Das »Awinu Malkenu« ist eines der wichtigsten Gebete im Judentum. »Unser Vater, unser König, sei uns gnädig und erhöre uns, auch wenn wir keine gute Taten aufweisen können! Erweise uns Gnade und Güte, hilf uns!«, lesen wir im Machsor. Wohl kaum jemand ist von diesem Gebet, einer Aufzählung von Fürbitten, in seinem tiefsten Inneren nicht berührt – allein schon wegen der besonders emotionalen Melodie der oben angeführten letzten Strophe.
Fasttag Der Talmud erzählt uns, dass das Awinu Malkenu auf Rabbi Akiwa zurückgeht: Während einer schlimmen Dürre wurde ein Fasttag ausgerufen. Rabbi Elieser rezitierte daraufhin ein ganz besonderes Amida-Gebet: 24 Segenssprüche lang und speziell für solche Gelegenheiten konzipiert. Doch trotz aller Anstrengung regnete es nicht. Da trug sein Schüler, Rabbi Akiwa, ein fünfzeiliges Gebet vor, das jeweils mit den Worten »Awinu Malkenu« begann. Und prompt regnete es (Talmud, Taanit 25b).
Bei einer solchen Wirkung ist es selbstverständlich, dass das Awinu Malkenu seitdem, je nach Tradition, an verschiedenen Fasttagen gesprochen wird. Vor allem aber wird es an den zehn Bußtagen von Rosch Haschana bis Jom Kippur gesagt – in der Hoffnung, G’tt möge uns spätestens an Jom Kippur gnädig sein: Denn an diesem Tag entscheidet Er, wer ein schweres und wer ein gutes Jahr haben wird und wen Er ins Buch des Lebens einträgt (Talmud, Rosch Haschana 16b). Die ursprünglichen fünf Zeilen des Rabbi Akiwa sind im Laufe der vielen Jahre in manchen Gemeinden sogar bis auf mehr als 50 Fürbitten angewachsen.
Missetaten Wie schon bei Rabbi Akiwa fängt jede Fürbitte mit den Worten »Awinu Malkenu« an. Bei dieser Wortwahl denken wir an zwei verschiedene Aspekte G’ttes: Zum einen hoffen wir, dass Er uns trotz etwaiger Missetaten nachsichtig behandeln wird. Zum anderen erkennen wir Seine Rolle als König und Richter an. Obwohl wir wissen, dass G’tt uns wie ein Vater liebt, respektieren wir dennoch seine Allmacht.

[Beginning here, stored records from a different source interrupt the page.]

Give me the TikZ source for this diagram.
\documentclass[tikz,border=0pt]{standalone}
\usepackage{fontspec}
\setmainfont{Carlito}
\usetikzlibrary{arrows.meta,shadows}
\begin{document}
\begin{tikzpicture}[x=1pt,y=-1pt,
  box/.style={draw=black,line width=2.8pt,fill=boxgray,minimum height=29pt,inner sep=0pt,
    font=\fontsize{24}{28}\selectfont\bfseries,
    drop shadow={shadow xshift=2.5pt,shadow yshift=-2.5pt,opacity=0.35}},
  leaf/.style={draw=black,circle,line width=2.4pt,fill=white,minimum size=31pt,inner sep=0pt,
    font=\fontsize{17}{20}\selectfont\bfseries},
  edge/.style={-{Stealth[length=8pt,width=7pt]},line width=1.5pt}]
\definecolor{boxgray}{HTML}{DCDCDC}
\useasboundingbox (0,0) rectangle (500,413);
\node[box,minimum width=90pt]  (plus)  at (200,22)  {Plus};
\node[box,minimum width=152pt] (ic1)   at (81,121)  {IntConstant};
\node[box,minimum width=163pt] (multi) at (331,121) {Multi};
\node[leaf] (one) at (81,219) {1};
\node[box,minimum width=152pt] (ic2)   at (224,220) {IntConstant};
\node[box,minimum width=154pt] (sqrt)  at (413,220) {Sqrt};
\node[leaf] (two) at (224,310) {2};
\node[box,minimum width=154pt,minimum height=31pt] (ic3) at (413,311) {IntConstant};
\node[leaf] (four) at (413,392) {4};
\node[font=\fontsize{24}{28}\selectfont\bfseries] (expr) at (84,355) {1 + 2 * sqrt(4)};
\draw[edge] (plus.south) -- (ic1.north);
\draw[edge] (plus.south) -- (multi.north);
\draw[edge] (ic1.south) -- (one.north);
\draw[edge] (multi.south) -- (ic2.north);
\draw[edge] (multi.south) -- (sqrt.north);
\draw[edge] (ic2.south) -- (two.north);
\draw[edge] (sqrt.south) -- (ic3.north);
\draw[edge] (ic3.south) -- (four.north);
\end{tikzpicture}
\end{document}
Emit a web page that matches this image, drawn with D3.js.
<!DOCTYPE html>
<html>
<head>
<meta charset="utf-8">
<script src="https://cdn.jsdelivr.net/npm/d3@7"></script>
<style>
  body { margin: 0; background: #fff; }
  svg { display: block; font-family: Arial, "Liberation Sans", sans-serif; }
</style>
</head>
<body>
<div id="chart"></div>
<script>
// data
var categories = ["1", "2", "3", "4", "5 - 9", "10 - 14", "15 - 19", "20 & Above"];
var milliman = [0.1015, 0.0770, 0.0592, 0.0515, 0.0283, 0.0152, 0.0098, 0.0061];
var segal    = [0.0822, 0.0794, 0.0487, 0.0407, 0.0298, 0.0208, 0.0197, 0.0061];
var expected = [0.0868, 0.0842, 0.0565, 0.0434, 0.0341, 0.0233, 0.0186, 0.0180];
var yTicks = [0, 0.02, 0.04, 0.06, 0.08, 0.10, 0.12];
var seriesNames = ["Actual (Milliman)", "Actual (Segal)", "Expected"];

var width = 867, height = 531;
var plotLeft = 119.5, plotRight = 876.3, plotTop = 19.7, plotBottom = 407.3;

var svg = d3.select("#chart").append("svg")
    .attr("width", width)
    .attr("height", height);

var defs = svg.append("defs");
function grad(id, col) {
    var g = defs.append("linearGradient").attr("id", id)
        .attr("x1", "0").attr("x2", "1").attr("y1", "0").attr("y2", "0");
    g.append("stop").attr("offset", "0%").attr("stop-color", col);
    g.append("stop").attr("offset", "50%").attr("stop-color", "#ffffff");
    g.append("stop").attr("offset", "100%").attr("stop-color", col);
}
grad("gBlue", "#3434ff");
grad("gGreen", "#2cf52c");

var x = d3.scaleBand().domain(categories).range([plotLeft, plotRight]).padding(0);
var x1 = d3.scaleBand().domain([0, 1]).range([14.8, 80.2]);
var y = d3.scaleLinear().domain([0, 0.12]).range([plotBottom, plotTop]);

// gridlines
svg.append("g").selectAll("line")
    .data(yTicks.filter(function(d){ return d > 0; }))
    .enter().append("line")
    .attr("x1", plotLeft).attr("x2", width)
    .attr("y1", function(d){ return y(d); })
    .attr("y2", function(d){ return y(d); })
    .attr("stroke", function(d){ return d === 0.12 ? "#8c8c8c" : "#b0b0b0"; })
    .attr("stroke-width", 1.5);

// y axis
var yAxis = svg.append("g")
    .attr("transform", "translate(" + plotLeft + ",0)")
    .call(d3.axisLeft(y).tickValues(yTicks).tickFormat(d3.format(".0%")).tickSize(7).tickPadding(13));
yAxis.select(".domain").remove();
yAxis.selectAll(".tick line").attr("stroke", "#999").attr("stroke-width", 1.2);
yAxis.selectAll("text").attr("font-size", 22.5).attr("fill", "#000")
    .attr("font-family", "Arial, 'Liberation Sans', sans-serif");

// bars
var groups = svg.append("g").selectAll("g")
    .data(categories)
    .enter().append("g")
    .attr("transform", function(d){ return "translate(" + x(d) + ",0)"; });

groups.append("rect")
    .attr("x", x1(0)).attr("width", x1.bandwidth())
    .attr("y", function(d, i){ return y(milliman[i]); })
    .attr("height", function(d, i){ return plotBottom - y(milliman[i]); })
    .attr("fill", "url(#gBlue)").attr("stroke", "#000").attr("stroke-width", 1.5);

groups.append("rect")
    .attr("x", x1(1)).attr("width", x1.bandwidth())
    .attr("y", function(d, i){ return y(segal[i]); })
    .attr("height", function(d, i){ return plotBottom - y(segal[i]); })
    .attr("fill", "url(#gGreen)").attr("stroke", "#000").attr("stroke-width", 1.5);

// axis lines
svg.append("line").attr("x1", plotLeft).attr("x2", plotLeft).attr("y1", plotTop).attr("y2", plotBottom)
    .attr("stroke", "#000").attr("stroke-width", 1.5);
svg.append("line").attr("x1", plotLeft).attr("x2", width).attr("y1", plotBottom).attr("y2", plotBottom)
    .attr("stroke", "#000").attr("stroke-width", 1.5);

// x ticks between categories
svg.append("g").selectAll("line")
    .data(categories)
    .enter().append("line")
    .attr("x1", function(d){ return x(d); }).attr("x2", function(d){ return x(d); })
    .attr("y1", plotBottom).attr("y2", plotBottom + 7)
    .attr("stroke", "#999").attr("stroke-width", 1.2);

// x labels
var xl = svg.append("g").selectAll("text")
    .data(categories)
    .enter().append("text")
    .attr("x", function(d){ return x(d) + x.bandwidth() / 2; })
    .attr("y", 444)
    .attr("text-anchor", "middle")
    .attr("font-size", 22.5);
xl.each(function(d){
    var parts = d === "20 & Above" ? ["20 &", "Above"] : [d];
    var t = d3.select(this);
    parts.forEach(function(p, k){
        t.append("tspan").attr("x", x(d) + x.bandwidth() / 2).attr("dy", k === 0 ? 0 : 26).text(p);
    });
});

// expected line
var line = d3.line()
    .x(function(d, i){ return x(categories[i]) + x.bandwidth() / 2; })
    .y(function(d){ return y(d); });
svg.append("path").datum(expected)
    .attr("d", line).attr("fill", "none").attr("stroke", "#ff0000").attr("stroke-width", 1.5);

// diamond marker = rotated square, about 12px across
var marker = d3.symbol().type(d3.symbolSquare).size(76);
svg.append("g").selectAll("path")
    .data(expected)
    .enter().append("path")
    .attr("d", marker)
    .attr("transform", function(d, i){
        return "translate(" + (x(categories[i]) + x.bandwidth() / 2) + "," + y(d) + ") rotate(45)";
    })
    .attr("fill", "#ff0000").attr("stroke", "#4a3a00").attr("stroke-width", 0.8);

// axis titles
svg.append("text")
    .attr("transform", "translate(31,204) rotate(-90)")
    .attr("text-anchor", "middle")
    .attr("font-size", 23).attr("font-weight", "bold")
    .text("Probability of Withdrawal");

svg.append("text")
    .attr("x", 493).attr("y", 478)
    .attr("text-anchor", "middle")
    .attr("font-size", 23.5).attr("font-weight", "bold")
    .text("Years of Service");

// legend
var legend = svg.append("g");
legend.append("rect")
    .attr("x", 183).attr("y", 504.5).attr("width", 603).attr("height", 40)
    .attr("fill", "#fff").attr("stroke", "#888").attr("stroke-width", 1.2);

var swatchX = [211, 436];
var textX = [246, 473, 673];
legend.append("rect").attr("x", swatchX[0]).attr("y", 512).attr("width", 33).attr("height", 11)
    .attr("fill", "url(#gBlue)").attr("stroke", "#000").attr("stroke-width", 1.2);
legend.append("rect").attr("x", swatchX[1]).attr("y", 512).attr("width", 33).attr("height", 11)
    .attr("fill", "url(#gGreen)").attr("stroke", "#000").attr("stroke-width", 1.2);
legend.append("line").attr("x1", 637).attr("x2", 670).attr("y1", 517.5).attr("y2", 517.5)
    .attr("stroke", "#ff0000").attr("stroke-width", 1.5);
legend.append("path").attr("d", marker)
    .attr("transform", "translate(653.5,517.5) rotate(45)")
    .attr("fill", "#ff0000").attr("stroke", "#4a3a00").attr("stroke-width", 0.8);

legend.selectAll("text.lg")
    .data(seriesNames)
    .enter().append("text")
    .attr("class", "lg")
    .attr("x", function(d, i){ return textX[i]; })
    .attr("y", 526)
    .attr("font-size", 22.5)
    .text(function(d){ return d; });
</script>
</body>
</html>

Auf die Frage, warum in den meisten Siddurim die ersten 43 Fürbitten laut und selbstsicher ausgerufen werden und die letzte hingegen demütig rezitiert wird, antwortete der Maggid von Dubno mit folgender Parabel: »Es gab einmal einen reichen Kaufmann, der regelmäßig zu einem Großhändler fuhr, um Ware zu kaufen.
Dort ging er mit erhobenem Kopf im Lager herum, zeigte auf die gewünschten Waren und befahl mit lauter Stimme seine Wünsche. So ging es jahrein, jahraus – bis eines Tages die Geschäfte anfingen, schlecht zu laufen. Natürlich wollte der Kaufmann nicht, dass es die anderen bemerken. Also ging er wie immer regelmäßig zu seinem Großhändler und machte weiter in seiner gewohnten Art – bis er seine Ware nicht mehr bezahlen konnte. Da ging er demütig zu dem Großhändler, erklärte ihm im Flüsterton die Situation und fragte sehr bescheiden, ob er ihm wohl einen Kredit gewähren könne, bis die Lage sich gebessert hätte.«
Jom Kippur Das Awinu Malkenu wird bei geöffnetem Toraschrank gesprochen. Und es wird in aschkenasischen Gemeinden nie an einem Schabbat rezitiert, außer am Schluss des Jom-Kippur-G’ttesdienstes. Denn wie könnten wir G’tt am Schabbat um etwas bitten, das unseren materiellen Wünschen entspricht (Schulchan Aruch, Orach Chajim 584,1)?
Im Jom-Kippur-G’ttesdienst wird das Wort »eingeschrieben« (in das Buch des Gedenkens) durch das Wort »versiegelt« ersetzt, da G’ttes Entscheidung jetzt endgültig ist. Möge das Awinu Malkenu auch bei Ihnen zu einem guten, gebenschten Jahr beitragen!